**** RECORDS TO USE ****

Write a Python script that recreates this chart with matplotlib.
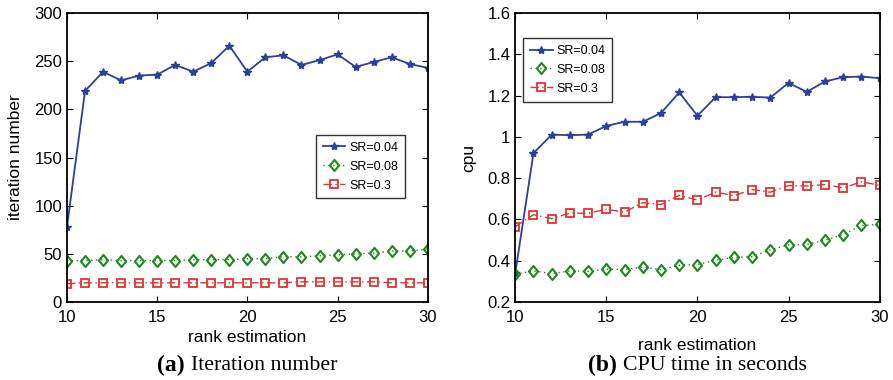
import matplotlib
matplotlib.use("Agg")
import matplotlib.pyplot as plt
from matplotlib.path import Path

rank = list(range(10, 31))

iter_sr004 = [78, 219, 239, 230, 235, 236, 246, 239, 248, 266, 239, 254, 256, 246, 251, 257, 244, 249, 254, 247, 243]
iter_sr008 = [43, 43, 44, 43, 43, 43, 43, 44, 44, 44, 45, 45, 47, 47, 48, 49, 50, 51, 53, 53, 55]
iter_sr03 = [19, 20, 20, 20, 20, 20, 20, 20, 20, 20, 20, 20, 20, 21, 21, 21, 21, 21, 20, 20, 20]

cpu_sr004 = [0.34, 0.921, 1.011, 1.008, 1.011, 1.053, 1.073, 1.073, 1.115, 1.215, 1.102, 1.192, 1.192, 1.194, 1.19, 1.261, 1.218, 1.268, 1.289, 1.292, 1.284]
cpu_sr008 = [0.335, 0.351, 0.338, 0.351, 0.349, 0.359, 0.357, 0.370, 0.357, 0.378, 0.382, 0.403, 0.416, 0.420, 0.453, 0.477, 0.479, 0.500, 0.527, 0.571, 0.576]
cpu_sr03 = [0.566, 0.623, 0.604, 0.631, 0.630, 0.649, 0.636, 0.681, 0.672, 0.717, 0.694, 0.733, 0.715, 0.745, 0.732, 0.764, 0.762, 0.769, 0.753, 0.782, 0.766]

labels = ["SR=0.04", "SR=0.08", "SR=0.3"]
captions = [("(a)", "Iteration number"), ("(b)", "CPU time in seconds")]

plt.rcParams['font.family'] = ['Liberation Sans', 'DejaVu Sans']

BLUE = "#2c3f9e"
GREEN = "#1b8a1b"
RED = "#e33232"

diamond = Path([(0, 1), (0.82, 0), (0, -1), (-0.82, 0), (0, 1)],
               [Path.MOVETO, Path.LINETO, Path.LINETO, Path.LINETO, Path.CLOSEPOLY])

fig = plt.figure(figsize=(8.93, 3.80), dpi=100)
ax1 = fig.add_axes([0.075, 0.205, 0.404, 0.761])
ax2 = fig.add_axes([0.577, 0.205, 0.408, 0.761])

def draw(ax, s1, s2, s3):
    ax.plot(rank, s1, color=BLUE, lw=1.3, marker='*', ms=6, mfc=BLUE, mec=BLUE, label=labels[0])
    ax.plot(rank, s2, color=GREEN, lw=1.0, ls=(0, (1, 2.5)), marker=diamond, ms=8,
            mfc='none', mec=GREEN, mew=1.5, label=labels[1])
    ax.plot(rank, s3, color=RED, lw=1.0, ls=(0, (6, 2.5, 1, 2.5)), marker='s', ms=5.5,
            mfc='none', mec=RED, mew=1.3, label=labels[2])
    ax.set_xlim(10, 30)
    ax.set_xticks([10, 15, 20, 25, 30])
    ax.tick_params(direction='in', top=True, right=True, labelsize=12, length=4, width=0.8)
    ax.tick_params(axis='x', pad=6)
    for sp in ax.spines.values():
        sp.set_linewidth(1.3)

def add_legend(ax, anchor):
    leg = ax.legend(loc='upper left', bbox_to_anchor=anchor, fontsize=9,
                    frameon=True, fancybox=False, edgecolor='black', handlelength=1.8,
                    borderpad=0.55, labelspacing=0.55, handletextpad=0.3, borderaxespad=0)
    leg.get_frame().set_linewidth(1.0)
    return leg

draw(ax1, iter_sr004, iter_sr008, iter_sr03)
ax1.set_xlabel("rank estimation", fontsize=12.5, labelpad=3)
ax1.set_ylim(0, 300)
ax1.set_yticks([0, 50, 100, 150, 200, 250, 300])
ax1.set_ylabel("iteration number", fontsize=12.5, labelpad=8)
add_legend(ax1, (0.69, 0.578))

draw(ax2, cpu_sr004, cpu_sr008, cpu_sr03)
ax2.set_xlabel("rank estimation", fontsize=12.5, labelpad=9)
ax2.set_ylim(0.2, 1.6)
ax2.set_yticks([0.2, 0.4, 0.6, 0.8, 1.0, 1.2, 1.4, 1.6])
ax2.set_yticklabels(["0.2", "0.4", "0.6", "0.8", "1", "1.2", "1.4", "1.6"])
ax2.set_ylabel("cpu", fontsize=12.5, labelpad=8)
add_legend(ax2, (0.022, 0.913))

renderer = fig.canvas.get_renderer()
W = fig.bbox.width
for ax, (tag, txt) in zip([ax1, ax2], captions):
    bb = ax.get_position()
    cx = bb.x0 + bb.width / 2
    t1 = fig.text(0, 0.037, tag + " ", ha='left', va='center', fontsize=17, fontweight='bold',
                  family=['Liberation Serif'])
    t2 = fig.text(0, 0.037, txt, ha='left', va='center', fontsize=15.75,
                  family=['Liberation Serif'])
    w1 = t1.get_window_extent(renderer).width / W
    w2 = t2.get_window_extent(renderer).width / W
    x0 = cx - (w1 + w2) / 2
    t1.set_x(x0)
    t2.set_x(x0 + w1)

fig.savefig("out.png", dpi=100)
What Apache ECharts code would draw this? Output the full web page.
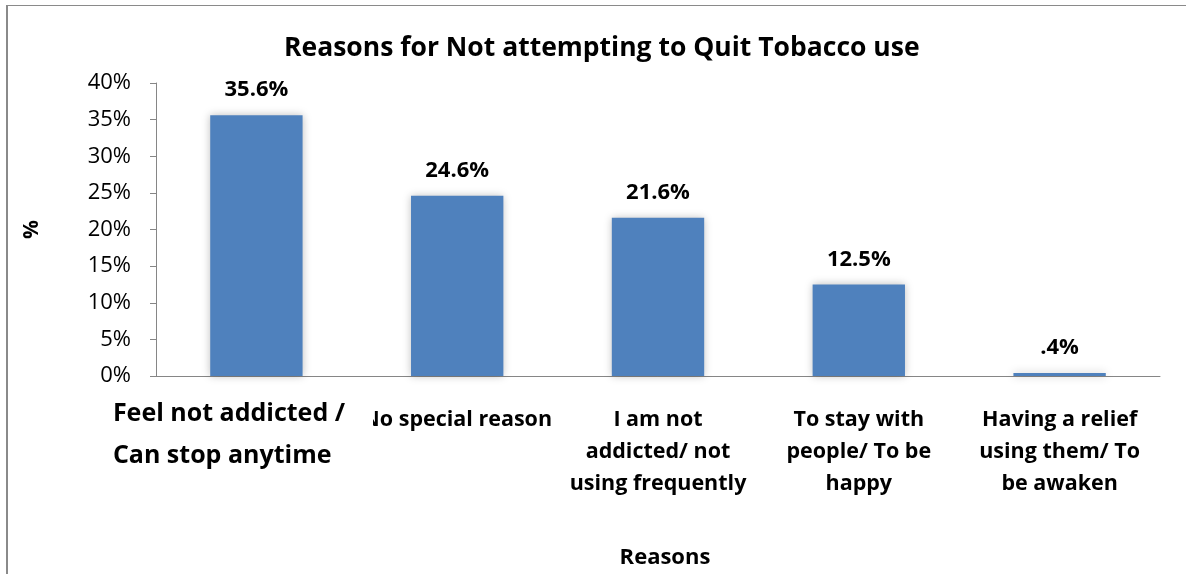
<!DOCTYPE html>
<html><head><meta charset="utf-8">
<script src="https://cdn.jsdelivr.net/npm/echarts@6/dist/echarts.min.js"></script>
<style>
html,body{margin:0;padding:0;background:#fff;}
#frame{position:absolute;left:6px;top:5px;width:1190px;height:580px;border-top:1px solid #8a8a8a;border-left:2px solid #8a8a8a;}
#chart{position:absolute;left:0;top:0;width:1186px;height:574px;}
</style></head><body>
<div id="frame"></div>
<div id="chart"></div>
<script>
const titleText = 'Reasons for Not attempting to Quit Tobacco use';
const categories = [
  'Feel not addicted /\nCan stop anytime',
  'No special reason',
  'I am not\naddicted/ not\nusing frequently',
  'To stay with\npeople/ To be\nhappy',
  'Having a relief\nusing them/ To\nbe awaken'
];
const values = [35.6, 24.6, 21.6, 12.5, 0.4];
const yMin = 0, yMax = 40, yStep = 5;
const xName = 'Reasons';
const yName = '%';

const FONT = 'Open Sans';
const chart = echarts.init(document.getElementById('chart'));
chart.setOption({
  animation: false,
  title: {
    text: titleText, left: 279, top: 30,
    textStyle: {fontFamily: FONT, fontSize: 26.5, fontWeight: 'bold', color: '#000'}
  },
  grid: {left: 156, right: 26, top: 83, bottom: 197},
  xAxis: {
    type: 'category', data: categories,
    name: xName, nameLocation: 'middle', nameGap: 171,
    nameTextStyle: {fontFamily: FONT, fontSize: 22, fontWeight: 'bold', color: '#000', padding: [0, 0, 0, 14]},
    axisLine: {lineStyle: {color: '#868686', width: 1}},
    axisTick: {length: 6, lineStyle: {color: '#868686'}},
    axisLabel: {
      interval: 0, margin: 28, color: '#000',
      fontFamily: FONT,
      formatter: function (v, i) {
        const lines = v.split('\n');
        if (i === 0) return '{f1|' + lines[0] + '}\n{f2|' + lines[1] + '}';
        return lines.map(l => '{c|' + l + '}').join('\n');
      },
      rich: {
        f1: {fontFamily: FONT, fontSize: 25, fontWeight: 'bold', color: '#000', width: 287, align: 'left', lineHeight: 20},
        f2: {fontFamily: FONT, fontSize: 25, fontWeight: 'bold', color: '#000', width: 287, align: 'left', lineHeight: 64},
        c: {fontFamily: FONT, fontSize: 21.5, fontWeight: 'bold', color: '#000', lineHeight: 32, align: 'center'}
      }
    }
  },
  yAxis: {
    type: 'value', min: yMin, max: yMax, interval: yStep,
    name: yName, nameLocation: 'middle', nameGap: 113, nameRotate: 90,
    nameTextStyle: {fontFamily: FONT, fontSize: 21, fontWeight: 'bold', color: '#000'},
    splitLine: {show: false},
    axisLine: {show: true, lineStyle: {color: '#868686', width: 1}},
    axisTick: {show: true, length: 6, lineStyle: {color: '#868686'}},
    axisLabel: {margin: 25, fontFamily: FONT, fontSize: 22, color: '#000', formatter: '{value}%'}
  },
  graphic: [{
    type: 'rect', z: 100,
    shape: {x: 347, y: 403, width: 26, height: 34},
    style: {fill: '#fff'}
  }],
  series: [{
    type: 'bar', data: values, barWidth: '46%',
    itemStyle: {color: '#4F81BD', shadowBlur: 8, shadowColor: 'rgba(0,0,0,0.25)'},
    label: {
      show: true, position: 'top', distance: 14,
      fontFamily: FONT, fontSize: 22, fontWeight: 'bold', color: '#000',
      formatter: p => p.value.toFixed(1).replace(/^0\./, '.') + '%'
    }
  }]
});
</script>
</body></html>
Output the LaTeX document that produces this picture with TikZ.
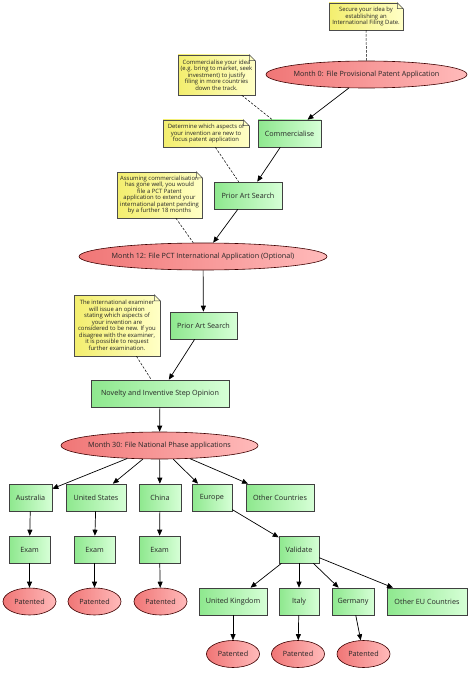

****

Only the number is wanted: how many lines in the entries above contain the string "with"?

3